Who Is This ‘Mr. Morgan’ Babe Keeps Mentioning in His Letters?
February 18, 2012 Leave a Comment
In at least four or five of Babe’s letters recently, he’s made reference to “Mr. Morgan,” in the context of letters Babe had expected to receive from Mr. Morgan, but which had not yet arrived.
I had a vague memory of my father mentioning Mr. Morgan while I was growing up, in the context of a teacher from Mount Kisco High School, where my father had graduated and Babe had graduated at least a decade before.
When I emailed my father, he replied:
Mr. (Kenneth) Morgan was Dr. Morgan when I was in high school. I’m sure it would be the same man. He was a unique person. He was the advisor for Hi-Y; I was president one year. He was our math teacher. He used to write on the blackboard while still facing the class, if you can picture that. He spent hours outside of class helping us prepare for tests and Regents Exams. I was at his house several times for help. He really took an interest in the kids.
He was sometimes forgetful. He once drove his car to the train station and went to New York. When he returned, he took a taxi home and saw his car was missing and reported it stolen to the police. He was a great guy and great teacher and everybody loved him. I can believe that he corresponded with ex-students in the army.
I haven’t been able to learn much about him online. My father said he was a fairly elderly man when he knew Dr. Morgan, so he’s likely long-since died. I found one reference on a site that says, simply, “Dr. K. B. Morgan, Mount Kisco High School, Mount Kisco, New York, has been appointed Assistant Professor at Pace College (now Pace University, in Westchester County, N.Y.).”
I also talked to Pat (Schmelter) Rosafort, who works with the Mount Kisco Historical Society. We spoke on the phone on Feb. 7 and she recalled Babe and the news of his death, but not many details beyond that. She did remember a lot about Mr. Morgan; she had been a student at Mount Kisco High a few years before my father.

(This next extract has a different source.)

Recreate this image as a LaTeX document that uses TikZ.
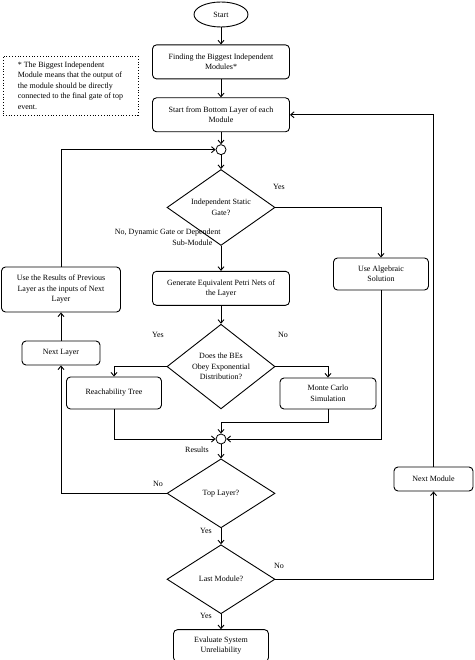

He was a special teacher, one we wish we had more of today. It wasn’t uncommon for one to walk by his home and see seven or eight kids backed around his dining room table getting extra help. He was a wonderful math teacher. I struggled a little with geometry and got extra help from him. When I got 97 on my Regents, he thought he had won the Super Bowl.
Mount Kisco High, by the way, graduated its last class in 1956 and consolidated with the Bedford School District (my mother graduated after my father; she may have been in the second class at the consolidated Fox Lane High School). The old Mount Kisco High building is now Mount Kisco Elementary School.